Key Functional Details
- Inline cable tension barrel adjusters
- Designed for Shimano STI shifting systems
- Allows quick, precise cable tension changes
- Installs directly into standard shift housing
- Compact aluminum construction
- Sold as a pair
Compatibility & Technical Notes
- Compatible with legacy Shimano STI road shifters
- Fits standard shift cable housing
- Used on mechanical (cable-actuated) drivetrains only
- NOT compatible with electronic shifting (Di2, eTap)
- NOT intended for hydraulic brake lines
- Requires cutting housing to install
Service / Ownership Context
These are simple tension adjusters for bikes that don’t already have built-in barrel adjusters at the shifter or derailleur. Once installed, they make micro-adjustments much easier.
Fit & Use Signals
- Good Fit: Older Shimano STI road bikes, touring bikes, gravel conversions, or any setup missing convenient shift adjustment.
- Not A Fit: Electronic shifting, hydraulic systems, or bikes that already have adequate barrel adjusters.
These are classic inline barrel adjusters for older Shimano road setups that don’t have adjustment at the shifter.
Most common reason customers need these: frame doesn’t have built-in adjusters, or they swapped bars/stems and lost easy access to cable tension.
Big mistake: people try to use these on brake housing. These are for shift cables only.
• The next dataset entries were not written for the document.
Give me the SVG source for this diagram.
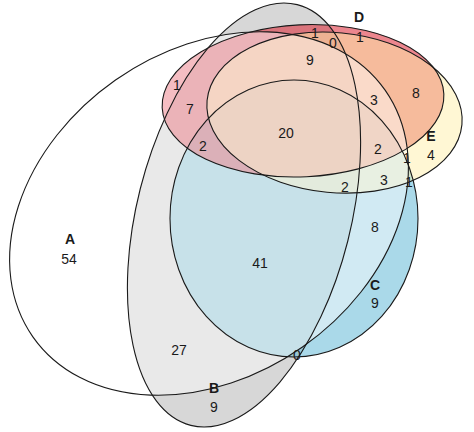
<svg xmlns="http://www.w3.org/2000/svg" xmlns:xlink="http://www.w3.org/1999/xlink" width="474" height="432" viewBox="0 0 474 432">
  <style>
    text { font-family: "Liberation Sans", Arial, sans-serif; font-size: 14px; fill: #1a1a1a; text-anchor: middle; }
    .lbl { font-weight: bold; }
    .outline { fill: none; stroke: #1a1a1a; stroke-width: 1.1; }
  </style>
  <defs>
    <ellipse id="shapeA" cx="209" cy="213.5" rx="215" ry="163" transform="rotate(-35 209 213.5)"/>
    <ellipse id="shapeB" cx="244" cy="215" rx="107" ry="217" transform="rotate(14.2 244 215)"/>
    <ellipse id="shapeC" cx="294" cy="218.5" rx="124" ry="138.5"/>
    <ellipse id="shapeD" cx="303" cy="100.8" rx="141" ry="76" transform="rotate(-2.8 303 100.8)"/>
    <ellipse id="shapeE" cx="334.5" cy="112.6" rx="128" ry="80" transform="rotate(5.4 334.5 112.6)"/>
  </defs>
  <rect width="474" height="432" fill="#ffffff"/>
  <g id="setB">
    <use xlink:href="#shapeB" fill="#afafaf" fill-opacity="0.5"/>
  </g>
  <g id="setC">
    <use xlink:href="#shapeC" fill="#64b9d7" fill-opacity="0.55"/>
  </g>
  <g id="setD">
    <use xlink:href="#shapeD" fill="#dc2332" fill-opacity="0.55"/>
  </g>
  <g id="setE">
    <use xlink:href="#shapeE" fill="#fff0aa" fill-opacity="0.5"/>
  </g>
  <g id="setA">
    <use xlink:href="#shapeA" fill="#ffffff" fill-opacity="0.46"/>
  </g>
  <g id="connectors">
    <use xlink:href="#shapeA" class="outline"/>
    <use xlink:href="#shapeB" class="outline"/>
    <use xlink:href="#shapeC" class="outline"/>
    <use xlink:href="#shapeD" class="outline"/>
    <use xlink:href="#shapeE" class="outline"/>
  </g>
  <g id="labelA"><text class="lbl" x="70" y="244">A</text><text x="69" y="264">54</text></g>
  <g id="labelB"><text class="lbl" x="214" y="393">B</text><text x="214" y="412">9</text></g>
  <g id="labelC"><text class="lbl" x="375" y="290">C</text><text x="375" y="308">9</text></g>
  <g id="labelD"><text class="lbl" x="359" y="22">D</text></g>
  <g id="labelE"><text class="lbl" x="431" y="141">E</text><text x="431" y="160">4</text></g>
  <g id="counts">
    <text x="177" y="90">1</text>
    <text x="190" y="114">7</text>
    <text x="203" y="151">2</text>
    <text x="310" y="65">9</text>
    <text x="286" y="138">20</text>
    <text x="374" y="105">3</text>
    <text x="416" y="98">8</text>
    <text x="315" y="38">1</text>
    <text x="333" y="48">0</text>
    <text x="360" y="42">1</text>
    <text x="378" y="154">2</text>
    <text x="407" y="163">1</text>
    <text x="409" y="187">1</text>
    <text x="384" y="185">3</text>
    <text x="345" y="192">2</text>
    <text x="375" y="232">8</text>
    <text x="260" y="268">41</text>
    <text x="179" y="355">27</text>
    <text x="297" y="360">0</text>
  </g>
</svg>
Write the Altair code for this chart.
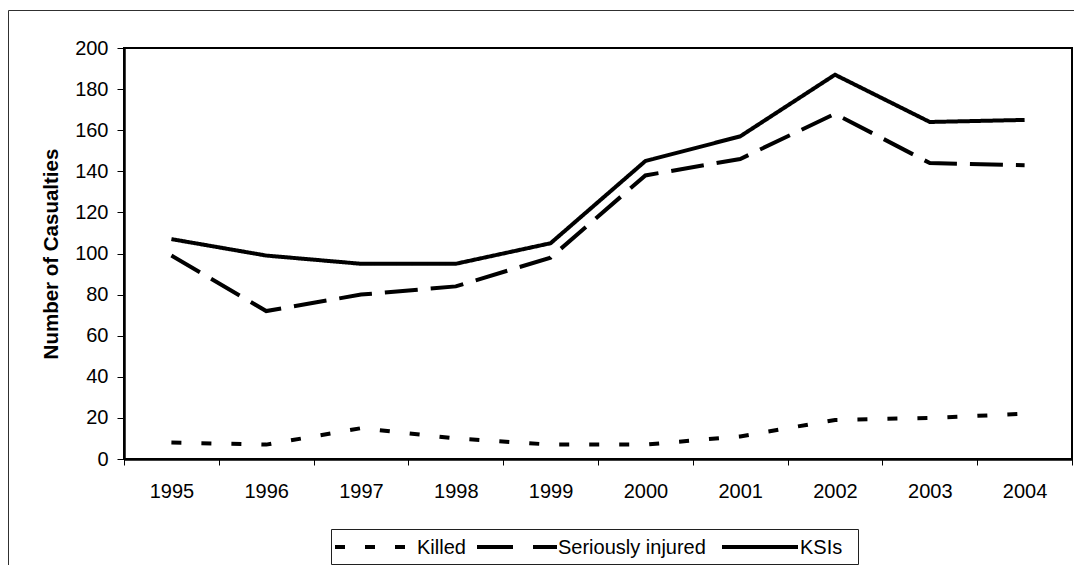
import altair as alt
import pandas as pd

years = ["1995", "1996", "1997", "1998", "1999", "2000", "2001", "2002", "2003", "2004"]
killed = [8, 7, 15, 10, 7, 7, 11, 19, 20, 22]
seriously_injured = [99, 72, 80, 84, 98, 138, 146, 168, 144, 143]
ksis = [107, 99, 95, 95, 105, 145, 157, 187, 164, 165]
series_names = ["Killed", "Seriously injured", "KSIs"]
y_ticks = [0, 20, 40, 60, 80, 100, 120, 140, 160, 180, 200]

rows = []
for name, vals in zip(series_names, [killed, seriously_injured, ksis]):
    for yr, v in zip(years, vals):
        rows.append({"Year": yr, "Series": name, "Value": v})
df = pd.DataFrame(rows)

W, H = 948, 411
FONT = "Liberation Sans"
dashes = [[10, 20], [33, 13], [1, 0]]

lines = alt.Chart(df).mark_line(strokeWidth=4, color="black", clip=False).encode(
    x=alt.X("Year:N", sort=years,
            scale=alt.Scale(paddingInner=0, paddingOuter=0),
            axis=alt.Axis(title=None, labelAngle=0, tickBand="extent", tickSize=6,
                          labelPadding=16)),
    y=alt.Y("Value:Q", scale=alt.Scale(domain=[0, 200], nice=False),
            axis=alt.Axis(title="Number of Casualties", values=y_ticks, tickSize=7,
                          labelPadding=9, labelFlush=False, titlePadding=13,
                          titleFontWeight="bold", titleFontSize=20.5, titleFont=FONT,
                          titleColor="black")),
    strokeDash=alt.StrokeDash("Series:N",
        scale=alt.Scale(domain=series_names, range=dashes), legend=None),
    order=alt.Order("Year:N"),
)

one = pd.DataFrame({"a": [0]})

border = alt.Chart(one).mark_rect(
    fillOpacity=0, stroke="#303030", strokeWidth=1, clip=False
).encode(
    x=alt.value(-115.5), x2=alt.value(W + 10),
    y=alt.value(-37.5), y2=alt.value(H + 150),
)

# manual legend (layout constants, relative to plot origin)
LEG_Y = 499
legend_box = alt.Chart(one).mark_rect(
    fill="white", stroke="#202020", strokeWidth=1, clip=False
).encode(
    x=alt.value(207.5), x2=alt.value(734.5), y=alt.value(481.5), y2=alt.value(516.5)
)
sym_pos = [(211, 283, 293), (353, 433, 434), (598, 674, 676)]
legend_dashes = [[10, 20], [36, 20], [1, 0]]
legend_layers = []
for name, (x0, x1, tx), dsh in zip(series_names, sym_pos, legend_dashes):
    legend_layers.append(
        alt.Chart(one).mark_rule(strokeWidth=4, color="black", strokeDash=dsh,
                                 clip=False).encode(
            x=alt.value(x0), x2=alt.value(x1), y=alt.value(LEG_Y), y2=alt.value(LEG_Y))
    )
    legend_layers.append(
        alt.Chart(one).mark_text(text=name, font=FONT, fontSize=20, color="black",
                                 align="left", baseline="middle", clip=False).encode(
            x=alt.value(tx), y=alt.value(LEG_Y + 1))
    )

chart = alt.layer(border, lines, legend_box, *legend_layers).properties(
    width=W, height=H,
    autosize=alt.AutoSizeParams(type="none"),
    padding={"left": 116, "top": 40, "right": 2, "bottom": 106},
    background="white",
).configure_view(
    stroke="black", strokeWidth=2
).configure_axis(
    grid=False, domainColor="black", domainWidth=2.5, tickColor="black",
    tickWidth=1, labelColor="black", labelFont=FONT, labelFontSize=20,
)

chart.save("out.html", embed_options={"renderer": "svg", "actions": False})
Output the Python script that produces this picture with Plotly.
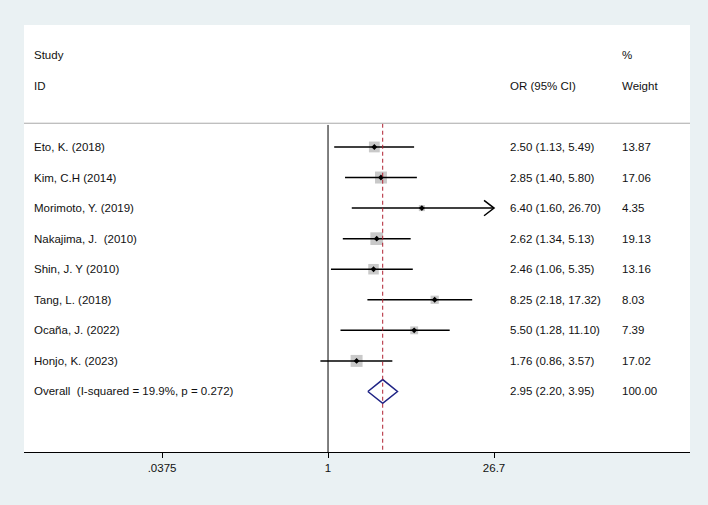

Install requires cutting housing — measure first so you don’t end up short. I usually place them near the handlebars for easy reach.
They’re great for dialing in rear derailleur indexing, especially on older 9/10/11 speed STI setups.
Failure points: dirt buildup inside over time, threads getting gritty, or housing ends not seated properly causing ghost shifting.
Who this is really for: riders on mechanical Shimano road drivetrains who want easier fine tuning.
Who should avoid: Di2 users, SRAM eTap, anyone expecting this to fix worn cables or derailleurs.
Typical service issues: customers think this fixes bad shifting caused by stretched cables, worn housing, or tired derailleurs. It doesn’t — it only adjusts tension.
Mechanic advice: replace cables and housing first if shifting is bad. These are finishing tools, not miracle fixes.